_Goal:_ Search the listing for "Clone" and copy every line where it appears.

— START Records shown —

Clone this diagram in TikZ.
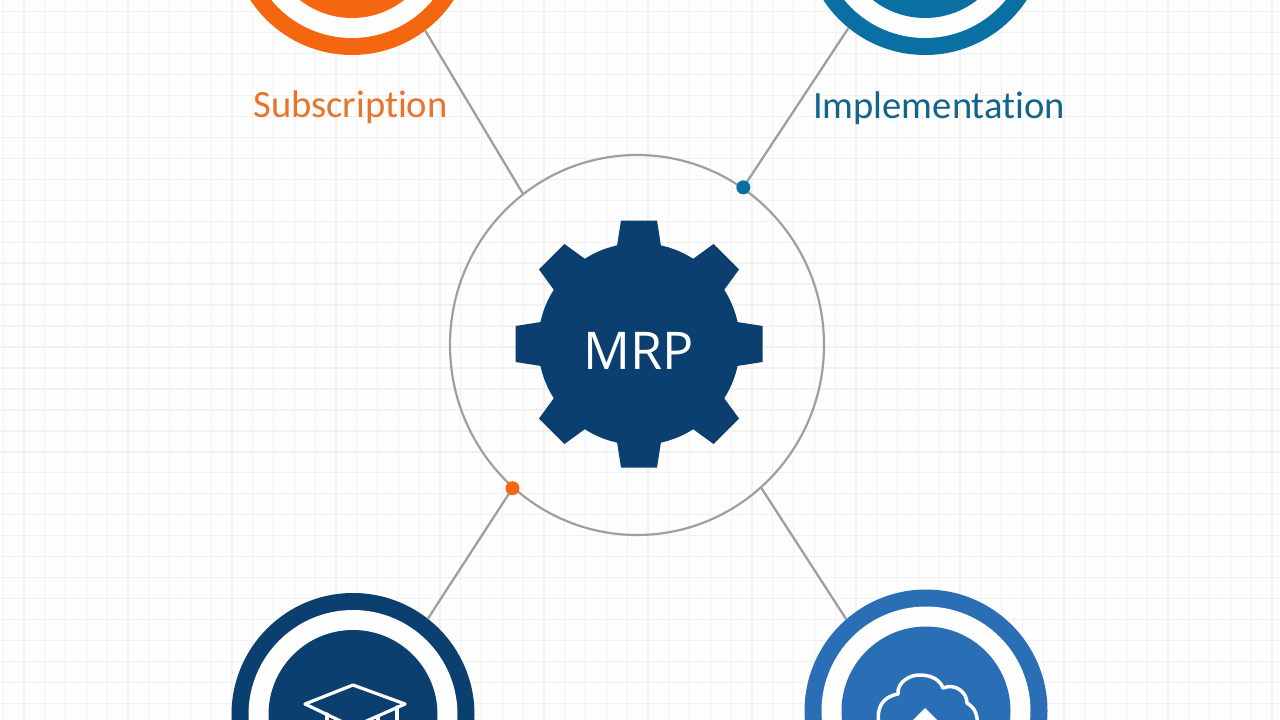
\documentclass[tikz,border=0pt]{standalone}
\usepackage{fontspec}
\setmainfont{Carlito}[Ligatures=NoCommon]
\newfontfamily\mrpfont{Open Sans}
\usetikzlibrary{shapes.geometric}
\definecolor{bgc}{HTML}{FEFEFE}
\definecolor{gridc}{HTML}{F1F1F1}
\definecolor{navy}{HTML}{0B3F6F}
\definecolor{orangec}{HTML}{F4660F}
\definecolor{tealc}{HTML}{0A6FA3}
\definecolor{bluec}{HTML}{2A6FB5}
\definecolor{linec}{HTML}{9F9F9F}
\definecolor{sublabel}{HTML}{E8732A}
\definecolor{implabel}{HTML}{14638A}
\tikzset{
  x=1pt,y=-1pt,
  gridline/.style={gridc,line width=1.3pt},
  link/.style={linec,line width=2.3pt},
  hubring/.style={ellipse,draw=linec,line width=2.2pt,minimum width=374pt,minimum height=380pt,inner sep=0pt},
  outerdisk/.style={circle,fill=#1,minimum size=243pt,inner sep=0pt},
  whitering/.style={circle,fill=bgc,minimum size=209pt,inner sep=0pt},
  innerdisk/.style={circle,fill=#1,minimum size=169pt,inner sep=0pt},
  pin/.style={circle,fill=#1,minimum size=14pt,inner sep=0pt},
  iconline/.style={white,line width=3.2pt,line join=round,line cap=round},
  labeltext/.style={inner sep=0pt,font=\fontsize{38.6}{42}\selectfont}
}
\begin{document}
\begin{tikzpicture}
\useasboundingbox (0,0) rectangle (1280,720);
\clip (0,0) rectangle (1280,720);
\fill[bgc] (0,0) rectangle (1280,720);
% grid
\foreach \i in {0,...,61} \draw[gridline] ({3.2+20.8*\i},0) -- ({3.2+20.8*\i},720);
\foreach \i in {0,...,34} \draw[gridline] (0,{11.5+20.97*\i}) -- (1280,{11.5+20.97*\i});
% hub
\node[hubring] (hub) at (637,345) {};
\coordinate (dotb) at (hub.56);
\coordinate (doto) at (hub.229);
% outer circles
\node[outerdisk=orangec] (subO) at (352,-66.5) {};
\node[outerdisk=tealc] (impO) at (925,-66.5) {};
\node[outerdisk=navy] (eduO) at (353,714.5) {};
\node[outerdisk=bluec] (cloO) at (926,711) {};
\draw[link] (subO.-53) -- (hub.127.7);
\draw[link] (impO.231) -- (dotb);
\draw[link] (eduO.52.6) -- (doto);
\draw[link] (cloO.131.7) -- (hub.-49.7);
\node[pin=tealc] (pinb) at (dotb) {};
\node[pin=orangec] (pino) at (doto) {};
\node[whitering] (subW) at (subO) {};
\node[whitering] (impW) at (impO) {};
\node[whitering] (eduW) at (eduO) {};
\node[whitering] (cloW) at (cloO) {};
\node[innerdisk=orangec] (subI) at (subO) {};
\node[innerdisk=tealc] (impI) at (impO) {};
\node[innerdisk=navy] (eduI) at (eduO) {};
\node[innerdisk=bluec] (cloI) at (cloO) {};
% gear
\fill[navy] (639,344) circle[radius=101];
\foreach \a in {0,45,...,315}
  \fill[navy,shift={(639,344)},rotate=\a] (-22,-98) -- (-18,-123.5) -- (18,-123.5) -- (22,-98) -- cycle;
\node[text=white,inner sep=0pt,font=\mrpfont\fontsize{52}{56}\selectfont] (mrp) at (638.5,351) {MRP};
% labels
\node[labeltext,text=sublabel,anchor=base] (sub) at (350.5,117) {Subscription};
\node[labeltext,text=implabel,anchor=base] (imp) at (939,118) {Implementation};
% cap icon
\draw[iconline] (353,685) -- (405,704) -- (353,727) -- (305,704) -- cycle;
\draw[iconline] (327,714) -- (327,725);
\draw[iconline] (378,716) -- (378,725);
\draw[iconline] (397,707) -- (397,725);
% cloud icon
\draw[iconline,line width=3.5pt] (879,725) .. controls (876,708) and (882,697) .. (898,694)
  .. controls (897,682) and (910,675) .. (919,675)
  .. controls (932,675) and (940,680) .. (943,688)
  .. controls (955,683) and (967,692) .. (967,703)
  .. controls (975,708) and (978,715) .. (977,725);
\fill[white] (925,708) -- (945,728) -- (905,728) -- cycle;
\end{tikzpicture}
\end{document}
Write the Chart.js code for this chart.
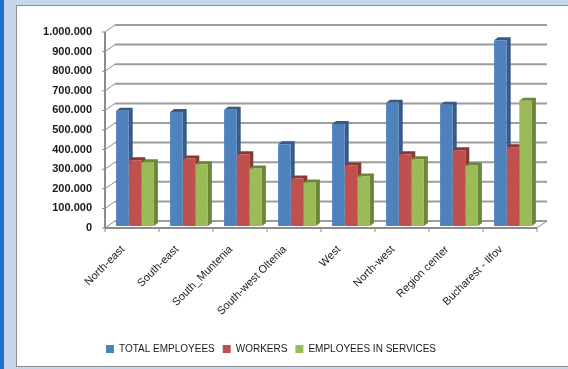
<!DOCTYPE html>
<html>
<head>
<meta charset="utf-8">
<script src="https://cdn.jsdelivr.net/npm/chart.js@4.4.0/dist/chart.umd.min.js"></script>
<style>
  html, body { margin: 0; padding: 0; }
  body { width: 568px; height: 369px; background: #c6d7ec; position: relative; overflow: hidden; }
  #strip { position: absolute; left: 0; top: 0; width: 4px; height: 369px; background: #1f70c6; }
  #frame { position: absolute; left: 16px; top: 5px; width: 552px; height: 362px; box-sizing: border-box;
           background: #fff; border-top: 1px solid #8e8e8e; border-left: 1px solid #8e8e8e; border-bottom: 1px solid #8e8e8e; }
  #chart { position: absolute; left: 16px; top: 6px; }
</style>
</head>
<body>
<div id="strip"></div>
<div id="frame"></div>
<canvas id="chart" width="552" height="360"></canvas>
<script>
var regions = ["North-east", "South-east", "South_Muntenia", "South-west Oltenia", "West", "North-west", "Region center", "Bucharest - Ilfov"];
var totalEmployees = [588000, 582000, 593000, 417000, 521000, 629000, 619000, 948000];
var workers = [335000, 345000, 366000, 242000, 309000, 366000, 387000, 402000];
var servicesEmployees = [325000, 315000, 294000, 222000, 253000, 340000, 309000, 639000];
var yTicks = [0, 100000, 200000, 300000, 400000, 500000, 600000, 700000, 800000, 900000, 1000000];

// fake 3d: offsets of front edge and back wall from the bar plane, and bar depth
var front = { x: -3, y: 2 };
var back = { x: 7, y: -5 };
var depth = { x: 4, y: -3 };

function fmt(v) {
  return String(v).replace(/\B(?=(\d{3})+(?!\d))/g, '.');
}

var walls3d = {
  id: 'walls3d',
  afterLayout: function (chart) {
    chart.legend.left -= 7;
    chart.legend.right -= 7;
  },
  beforeDatasetsDraw: function (chart) {
    var ctx = chart.ctx, xs = chart.scales.x, ys = chart.scales.y;
    var l = xs.left, r = xs.right;
    var y0 = ys.getPixelForValue(0);
    var yTop = ys.getPixelForValue(yTicks[yTicks.length - 1]);
    ctx.save();

    // back wall gridlines + slanted lines on the side wall
    yTicks.forEach(function (v) {
      var py = ys.getPixelForValue(v);
      ctx.strokeStyle = '#9c9c9c';
      ctx.lineWidth = 2;
      ctx.beginPath();
      ctx.moveTo(l + back.x, py + back.y);
      ctx.lineTo(r + back.x, py + back.y);
      ctx.stroke();
      ctx.strokeStyle = '#8c8c8c';
      ctx.lineWidth = 1;
      ctx.beginPath();
      ctx.moveTo(l + front.x - 3, py + front.y);
      ctx.lineTo(l + front.x, py + front.y);
      ctx.lineTo(l + back.x, py + back.y);
      ctx.stroke();
    });

    // side wall front edge
    ctx.strokeStyle = '#8c8c8c';
    ctx.lineWidth = 2;
    ctx.beginPath();
    ctx.moveTo(l + front.x, yTop + front.y);
    ctx.lineTo(l + front.x, y0 + front.y);
    ctx.stroke();

    // floor front edge and right edge
    ctx.beginPath();
    ctx.moveTo(l + front.x, y0 + front.y);
    ctx.lineTo(r + front.x, y0 + front.y);
    ctx.stroke();
    ctx.lineWidth = 1;
    ctx.beginPath();
    ctx.moveTo(r + front.x, y0 + front.y);
    ctx.lineTo(r + back.x, y0 + back.y);
    ctx.stroke();

    // category separators
    for (var i = 0; i <= regions.length; i++) {
      var px = l + (r - l) * i / regions.length + front.x;
      ctx.beginPath();
      ctx.moveTo(px, y0 + front.y);
      ctx.lineTo(px, y0 + front.y + 4);
      ctx.stroke();
    }

    // top and side faces of the bars
    chart.data.datasets.forEach(function (ds, i) {
      var meta = chart.getDatasetMeta(i);
      ctx.fillStyle = ds.sideColor;
      meta.data.forEach(function (bar) {
        var p = bar.getProps(['x', 'y', 'base', 'width'], true);
        var x0 = p.x - p.width / 2, x1 = p.x + p.width / 2;
        ctx.beginPath();
        ctx.moveTo(x0, p.y);
        ctx.lineTo(x0 + depth.x, p.y + depth.y);
        ctx.lineTo(x1 + depth.x, p.y + depth.y);
        ctx.lineTo(x1 + depth.x, p.base + depth.y);
        ctx.lineTo(x1, p.base);
        ctx.lineTo(x1, p.y);
        ctx.closePath();
        ctx.fill();
      });
    });
    ctx.restore();
  }
};

new Chart(document.getElementById('chart'), {
  type: 'bar',
  data: {
    labels: regions,
    datasets: [
      { label: 'TOTAL EMPLOYEES', data: totalEmployees, backgroundColor: '#4f81bd', sideColor: '#375b88' },
      { label: 'WORKERS', data: workers, backgroundColor: '#c0504d', sideColor: '#8b3734' },
      { label: 'EMPLOYEES IN SERVICES', data: servicesEmployees, backgroundColor: '#9bbb59', sideColor: '#6c873a' }
    ]
  },
  options: {
    responsive: false,
    animation: false,
    categoryPercentage: 0.7,
    barPercentage: 1,
    layout: { padding: { left: 0, right: 28, top: 24, bottom: 2 } },
    scales: {
      x: {
        grid: { display: false, drawTicks: false },
        border: { display: false },
        ticks: {
          autoSkip: false, minRotation: 45, maxRotation: 45,
          padding: 17, labelOffset: -12,
          color: '#1a1a1a',
          font: { family: "'Liberation Sans', Arial, sans-serif", size: 11 }
        },
        afterFit: function (s) { s.height = 110; }
      },
      y: {
        min: 0, max: 1000000,
        afterBuildTicks: function (s) { s.ticks = yTicks.map(function (v) { return { value: v }; }); },
        grid: { display: false, drawTicks: false },
        border: { display: false },
        ticks: {
          padding: 16, labelOffset: 2,
          color: '#1a1a1a',
          font: { family: "'Liberation Sans', Arial, sans-serif", size: 11, weight: 'bold' },
          callback: function (v) { return fmt(v); }
        },
        afterFit: function (s) { s.width = 92; }
      }
    },
    plugins: {
      legend: {
        position: 'bottom',
        labels: {
          boxWidth: 8, boxHeight: 8, padding: 8,
          color: '#1a1a1a',
          font: { family: "'Liberation Sans', Arial, sans-serif", size: 10 }
        }
      },
      tooltip: { enabled: false }
    }
  },
  plugins: [walls3d]
});
</script>
</body>
</html>
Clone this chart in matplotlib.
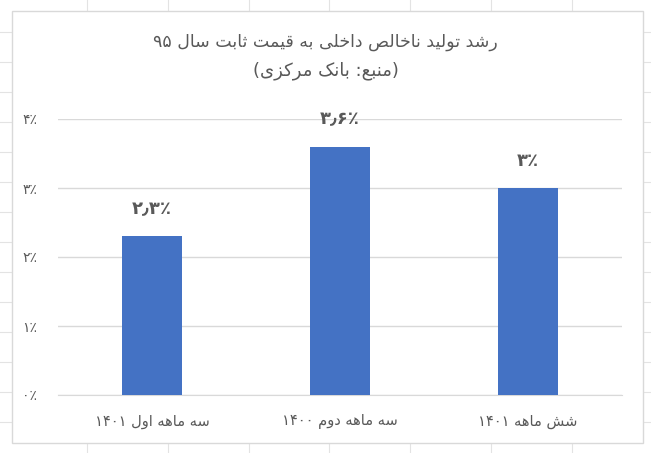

— END Records shown —

_Answer below:_
Clone this diagram in TikZ.
Clone this chart in matplotlib.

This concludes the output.